New shortfall won't hurt schools this fall, governor promises
The latest shortfall in Oregon revenue will not affect K-12 schools, at least for the moment, Gov. Ted Kulongoski announced today.
The governor made the announcement via press release shortly after state economists delivered gloomy news that the state's budget deficit had grown another $377.5 million.
Federal funds from the recent Ed Jobs legislation will help offset the shortfall for schools.
The governor pledged to maintain school funding at the June level of $5.8 billion.
"With school about to start, we want to assure Oregon families and their school districts that even with this revenue shortfall, there will be stability for school budgets, while also maintaining a responsible level of reserves for the last three quarters of this budget period," Kulongoski said.

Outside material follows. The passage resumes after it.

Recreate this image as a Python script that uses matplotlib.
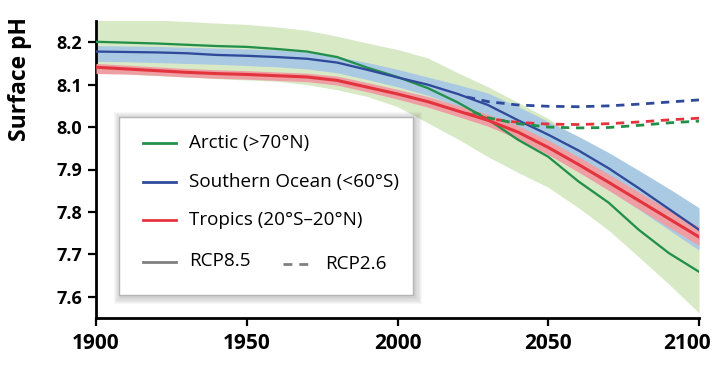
import matplotlib
matplotlib.use("Agg")
import matplotlib.pyplot as plt
import matplotlib.transforms as mtransforms
from matplotlib import font_manager
from matplotlib.patches import Rectangle
from matplotlib.lines import Line2D

# ---------------- data ----------------
years = [1900, 1910, 1920, 1930, 1940, 1950, 1960, 1970, 1980, 1990, 2000,
         2010, 2020, 2030, 2040, 2050, 2060, 2070, 2080, 2090, 2100]

arctic_85 = [8.201, 8.199, 8.197, 8.194, 8.191, 8.189, 8.184, 8.178, 8.165, 8.140, 8.118,
             8.092, 8.058, 8.018, 7.970, 7.930, 7.872, 7.822, 7.758, 7.703, 7.659]
arctic_lo = [8.130, 8.125, 8.121, 8.118, 8.114, 8.111, 8.108, 8.100, 8.088, 8.072, 8.048,
             8.010, 7.972, 7.930, 7.893, 7.858, 7.810, 7.757, 7.694, 7.630, 7.562]
arctic_hi = [8.257, 8.255, 8.252, 8.249, 8.245, 8.242, 8.236, 8.228, 8.214, 8.198, 8.183,
             8.163, 8.128, 8.095, 8.058, 8.020, 7.975, 7.935, 7.890, 7.845, 7.800]

south_85 = [8.178, 8.177, 8.176, 8.174, 8.170, 8.168, 8.165, 8.161, 8.152, 8.135, 8.117,
            8.100, 8.078, 8.052, 8.016, 7.982, 7.945, 7.903, 7.856, 7.807, 7.758]
south_lo = [8.155, 8.154, 8.152, 8.150, 8.148, 8.145, 8.142, 8.137, 8.128, 8.112, 8.095,
            8.075, 8.050, 8.020, 7.983, 7.945, 7.900, 7.852, 7.806, 7.758, 7.710]
south_hi = [8.192, 8.191, 8.190, 8.188, 8.186, 8.184, 8.182, 8.177, 8.166, 8.152, 8.136,
            8.118, 8.100, 8.080, 8.048, 8.013, 7.978, 7.940, 7.898, 7.855, 7.810]

trop_85 = [8.141, 8.137, 8.133, 8.129, 8.126, 8.124, 8.121, 8.118, 8.110, 8.094, 8.078,
           8.060, 8.038, 8.016, 7.988, 7.952, 7.912, 7.870, 7.827, 7.784, 7.741]
trop_lo = [8.126, 8.125, 8.122, 8.118, 8.115, 8.113, 8.110, 8.107, 8.099, 8.083, 8.066,
           8.047, 8.025, 8.002, 7.972, 7.935, 7.894, 7.851, 7.807, 7.764, 7.721]
trop_hi = [8.150, 8.146, 8.142, 8.138, 8.135, 8.133, 8.130, 8.127, 8.120, 8.105, 8.089,
           8.072, 8.051, 8.030, 8.003, 7.969, 7.930, 7.889, 7.847, 7.805, 7.765]

years_26_so = [2023, 2030, 2040, 2050, 2060, 2070, 2080, 2090, 2100]
south_26 = [8.071, 8.060, 8.052, 8.049, 8.048, 8.050, 8.054, 8.059, 8.064]
years_26_tr = [2023, 2030, 2040, 2050, 2060, 2070, 2080, 2090, 2100]
trop_26 = [8.032, 8.020, 8.011, 8.007, 8.006, 8.008, 8.012, 8.017, 8.021]
years_26_ar = [2025, 2030, 2040, 2050, 2060, 2070, 2080, 2090, 2100]
arctic_26 = [8.036, 8.022, 8.008, 8.000, 7.998, 7.999, 8.004, 8.010, 8.014]

xticks = [1900, 1950, 2000, 2050, 2100]
yticks = [7.6, 7.7, 7.8, 7.9, 8.0, 8.1, 8.2]
legend_labels = ["Arctic (>70°N)", "Southern Ocean (<60°S)", "Tropics (20°S–20°N)"]
scen_labels = ["RCP8.5", "RCP2.6"]

# ---------------- style ----------------
names = {f.name for f in font_manager.fontManager.ttflist}
narrow = "Liberation Sans Narrow" if "Liberation Sans Narrow" in names else "Open Sans"
plt.rcParams["font.family"] = [narrow, "DejaVu Sans"]

c_green, c_blue, c_red, c_gray = "#23904a", "#2f4a9a", "#e3343e", "#808080"
b_green, b_blue, b_red = "#d8e9c6", "#aac9e2", "#ee9fa3"

fig = plt.figure(figsize=(7.2, 3.72), dpi=100)
ax = fig.add_axes([96 / 720, 1 - 318 / 372, 603 / 720, 297 / 372])

ax.fill_between(years, arctic_lo, arctic_hi, color=b_green, lw=0, zorder=1)
ax.fill_between(years, south_lo, south_hi, color=b_blue, lw=0, zorder=2)
ax.fill_between(years, trop_lo, trop_hi, color=b_red, lw=0, zorder=3)

ax.plot(years, arctic_85, color=c_green, lw=1.65, zorder=5)
ax.plot(years, south_85, color=c_blue, lw=1.65, zorder=5)
ax.plot(years, trop_85, color=c_red, lw=2.2, zorder=5)

dash = (3.0, 2.4)
ax.plot(years_26_so, south_26, color=c_blue, lw=2.0, dashes=dash, zorder=6)
ax.plot(years_26_tr, trop_26, color=c_red, lw=2.0, dashes=dash, zorder=6)
ax.plot(years_26_ar, arctic_26, color=c_green, lw=2.0, dashes=dash, zorder=6)

ax.set_xlim(1900, 2100)
ax.set_ylim(7.55, 8.25)
ax.set_xticks(xticks)
ax.set_yticks(yticks)
ax.set_yticklabels([f"{v:.1f}" for v in yticks])
for s in ("top", "right"):
    ax.spines[s].set_visible(False)
for s in ("left", "bottom"):
    ax.spines[s].set_linewidth(2.0)
ax.tick_params(axis="both", direction="out", length=6, width=1.6, color="black")
ax.tick_params(axis="x", labelsize=15, pad=5)
ax.tick_params(axis="y", labelsize=13, pad=4)
for lab in ax.get_xticklabels() + ax.get_yticklabels():
    lab.set_fontweight("bold")
# last x label sits shifted left, as in the reference
last = ax.get_xticklabels()[-1]
last.set_transform(last.get_transform() +
                   mtransforms.ScaledTranslation(-12.5 / 100, 0, fig.dpi_scale_trans))

fig.text(20 / 720, 1 - 79 / 372, "Surface pH", rotation=90, ha="center", va="center",
         fontsize=16.5, fontweight="bold")

# ---------------- legend (manual) ----------------
def px(x):
    return (x - 96) / 603

def py(y):
    return (318 - y) / 297

L, R, T, B = px(119), px(413), py(117), py(295)
for k in range(6, 0, -1):
    d = k * 1.2
    ax.add_patch(Rectangle((L + (2 - d) / 603, B - (2 + d) / 297),
                           (R - L) + 2 * d / 603, (T - B) + 2 * d / 297,
                           transform=ax.transAxes, facecolor="black", alpha=0.03,
                           lw=0, zorder=8, clip_on=False))
ax.add_patch(Rectangle((L, B), R - L, T - B, transform=ax.transAxes,
                       facecolor="white", edgecolor="#b5b5b5", lw=1.0, zorder=9,
                       clip_on=False))

rows = [143, 182, 220]
for lab, col, yy in zip(legend_labels, [c_green, c_blue, c_red], rows):
    ax.add_line(Line2D([px(143), px(176)], [py(yy), py(yy)], transform=ax.transAxes,
                       color=col, lw=2.0, zorder=10))
    ax.text(px(189), py(yy), lab, transform=ax.transAxes, fontsize=13.6,
            va="center", ha="left", zorder=10)
ax.add_line(Line2D([px(143), px(176)], [py(262), py(262)], transform=ax.transAxes,
                   color=c_gray, lw=2.0, zorder=10))
ax.text(px(189), py(261), scen_labels[0], transform=ax.transAxes, fontsize=13.6,
        va="center", ha="left", zorder=10)
ax.add_line(Line2D([px(283), px(308.5)], [py(264), py(264)], transform=ax.transAxes,
                   color=c_gray, lw=2.0, dashes=(3.2, 2.5), zorder=10))
ax.text(px(325), py(264), scen_labels[1], transform=ax.transAxes, fontsize=13.6,
        va="center", ha="left", zorder=10)

fig.savefig("out.png", dpi=100)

In addition to the $118 million in federal schools assistance recently approved by Congress, the governor, Senate President Peter Courtney, D-Salem, and Speaker Dave Hunt, D-Clackamas County, agreed to move about $34 million in state reserve funds to K-12 education when the state Legislature convenes in February.
About two-thirds of the State Education Stability Fund and rainy-day fun will remain in savings to address the uncertainty of the last three revenue forecasts of the 2009-2011 biennium, Kulongoski said.
"We're putting the priorities of Oregon families at the front of the line," said Courtney in a statement. "Our plan keeps the doors of our schools open and the gates of our prisons closed. It maintains care for our senior citizens, assistance for people with disabilities and health care for our most vulnerable. We have taken a deliberate and cautious approach and achieved these priorities without the need for a special session."
School officials said they are moving forward cautiously.
"The news could be better, although it could be worse," said Vicki Robinson, Central Point schools business manager. "There are many 'if's' right now. We know this is probably isn't the last thing we are going to hear on this. There is another revenue forecast in December."